> _Available data_

::::

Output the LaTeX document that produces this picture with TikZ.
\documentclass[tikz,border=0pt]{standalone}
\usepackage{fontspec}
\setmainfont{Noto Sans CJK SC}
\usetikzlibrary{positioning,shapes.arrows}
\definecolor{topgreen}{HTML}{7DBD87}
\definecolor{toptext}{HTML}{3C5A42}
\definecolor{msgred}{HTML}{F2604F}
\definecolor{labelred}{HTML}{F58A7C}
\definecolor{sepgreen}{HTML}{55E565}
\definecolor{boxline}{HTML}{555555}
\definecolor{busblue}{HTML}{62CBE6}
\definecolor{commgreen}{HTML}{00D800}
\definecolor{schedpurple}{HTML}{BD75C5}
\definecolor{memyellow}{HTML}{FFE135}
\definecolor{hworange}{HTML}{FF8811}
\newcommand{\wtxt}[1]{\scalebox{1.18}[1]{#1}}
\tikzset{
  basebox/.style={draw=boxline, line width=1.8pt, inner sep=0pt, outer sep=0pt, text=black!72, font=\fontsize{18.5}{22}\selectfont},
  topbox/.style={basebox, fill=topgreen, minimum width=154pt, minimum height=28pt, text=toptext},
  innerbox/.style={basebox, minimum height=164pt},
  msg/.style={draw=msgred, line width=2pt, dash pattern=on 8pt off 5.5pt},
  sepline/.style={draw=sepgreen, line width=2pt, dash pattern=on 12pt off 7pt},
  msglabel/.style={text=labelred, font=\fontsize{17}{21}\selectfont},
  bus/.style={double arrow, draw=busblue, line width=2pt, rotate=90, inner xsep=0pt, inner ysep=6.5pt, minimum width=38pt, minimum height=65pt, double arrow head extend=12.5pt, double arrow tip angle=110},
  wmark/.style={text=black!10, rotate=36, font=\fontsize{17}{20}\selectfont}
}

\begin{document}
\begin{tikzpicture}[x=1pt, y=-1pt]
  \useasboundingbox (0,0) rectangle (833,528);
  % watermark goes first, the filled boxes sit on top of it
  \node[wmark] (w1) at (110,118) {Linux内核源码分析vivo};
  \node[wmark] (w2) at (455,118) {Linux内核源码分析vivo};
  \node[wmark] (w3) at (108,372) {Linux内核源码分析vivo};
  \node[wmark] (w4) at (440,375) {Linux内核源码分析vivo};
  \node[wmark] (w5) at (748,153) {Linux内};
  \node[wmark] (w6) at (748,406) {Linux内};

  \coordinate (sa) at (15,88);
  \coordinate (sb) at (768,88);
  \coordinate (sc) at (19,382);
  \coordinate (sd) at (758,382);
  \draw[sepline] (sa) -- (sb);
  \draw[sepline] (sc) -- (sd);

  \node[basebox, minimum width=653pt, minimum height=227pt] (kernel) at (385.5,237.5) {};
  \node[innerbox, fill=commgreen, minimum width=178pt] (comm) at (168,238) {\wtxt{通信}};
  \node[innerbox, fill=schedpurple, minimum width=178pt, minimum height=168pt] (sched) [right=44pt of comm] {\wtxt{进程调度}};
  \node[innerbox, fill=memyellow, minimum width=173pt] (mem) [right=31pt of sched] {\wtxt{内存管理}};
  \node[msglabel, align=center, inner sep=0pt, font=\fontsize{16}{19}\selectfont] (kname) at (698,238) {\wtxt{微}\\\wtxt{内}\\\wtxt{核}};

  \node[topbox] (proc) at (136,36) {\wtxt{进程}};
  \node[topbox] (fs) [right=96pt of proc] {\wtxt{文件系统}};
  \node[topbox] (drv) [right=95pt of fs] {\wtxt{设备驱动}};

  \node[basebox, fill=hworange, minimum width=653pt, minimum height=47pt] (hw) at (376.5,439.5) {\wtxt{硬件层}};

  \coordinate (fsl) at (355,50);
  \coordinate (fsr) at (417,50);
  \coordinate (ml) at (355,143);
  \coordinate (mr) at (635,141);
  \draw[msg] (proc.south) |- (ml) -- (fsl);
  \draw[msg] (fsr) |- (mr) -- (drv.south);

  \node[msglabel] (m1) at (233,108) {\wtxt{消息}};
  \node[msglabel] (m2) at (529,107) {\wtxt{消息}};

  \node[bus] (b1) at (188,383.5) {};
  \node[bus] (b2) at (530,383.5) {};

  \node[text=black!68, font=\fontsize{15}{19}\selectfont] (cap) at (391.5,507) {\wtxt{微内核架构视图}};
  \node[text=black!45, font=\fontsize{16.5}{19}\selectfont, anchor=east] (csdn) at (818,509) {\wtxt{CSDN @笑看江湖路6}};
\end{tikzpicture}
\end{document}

::::

> _What the task requires_
Print the listing above from its first line through the line with "(w6) at (748,406)", and stop there.

> _Result for this task_
Output the LaTeX document that produces this picture with TikZ.
\documentclass[tikz,border=0pt]{standalone}
\usepackage{fontspec}
\setmainfont{Noto Sans CJK SC}
\usetikzlibrary{positioning,shapes.arrows}
\definecolor{topgreen}{HTML}{7DBD87}
\definecolor{toptext}{HTML}{3C5A42}
\definecolor{msgred}{HTML}{F2604F}
\definecolor{labelred}{HTML}{F58A7C}
\definecolor{sepgreen}{HTML}{55E565}
\definecolor{boxline}{HTML}{555555}
\definecolor{busblue}{HTML}{62CBE6}
\definecolor{commgreen}{HTML}{00D800}
\definecolor{schedpurple}{HTML}{BD75C5}
\definecolor{memyellow}{HTML}{FFE135}
\definecolor{hworange}{HTML}{FF8811}
\newcommand{\wtxt}[1]{\scalebox{1.18}[1]{#1}}
\tikzset{
  basebox/.style={draw=boxline, line width=1.8pt, inner sep=0pt, outer sep=0pt, text=black!72, font=\fontsize{18.5}{22}\selectfont},
  topbox/.style={basebox, fill=topgreen, minimum width=154pt, minimum height=28pt, text=toptext},
  innerbox/.style={basebox, minimum height=164pt},
  msg/.style={draw=msgred, line width=2pt, dash pattern=on 8pt off 5.5pt},
  sepline/.style={draw=sepgreen, line width=2pt, dash pattern=on 12pt off 7pt},
  msglabel/.style={text=labelred, font=\fontsize{17}{21}\selectfont},
  bus/.style={double arrow, draw=busblue, line width=2pt, rotate=90, inner xsep=0pt, inner ysep=6.5pt, minimum width=38pt, minimum height=65pt, double arrow head extend=12.5pt, double arrow tip angle=110},
  wmark/.style={text=black!10, rotate=36, font=\fontsize{17}{20}\selectfont}
}

\begin{document}
\begin{tikzpicture}[x=1pt, y=-1pt]
  \useasboundingbox (0,0) rectangle (833,528);
  % watermark goes first, the filled boxes sit on top of it
  \node[wmark] (w1) at (110,118) {Linux内核源码分析vivo};
  \node[wmark] (w2) at (455,118) {Linux内核源码分析vivo};
  \node[wmark] (w3) at (108,372) {Linux内核源码分析vivo};
  \node[wmark] (w4) at (440,375) {Linux内核源码分析vivo};
  \node[wmark] (w5) at (748,153) {Linux内};
  \node[wmark] (w6) at (748,406) {Linux内};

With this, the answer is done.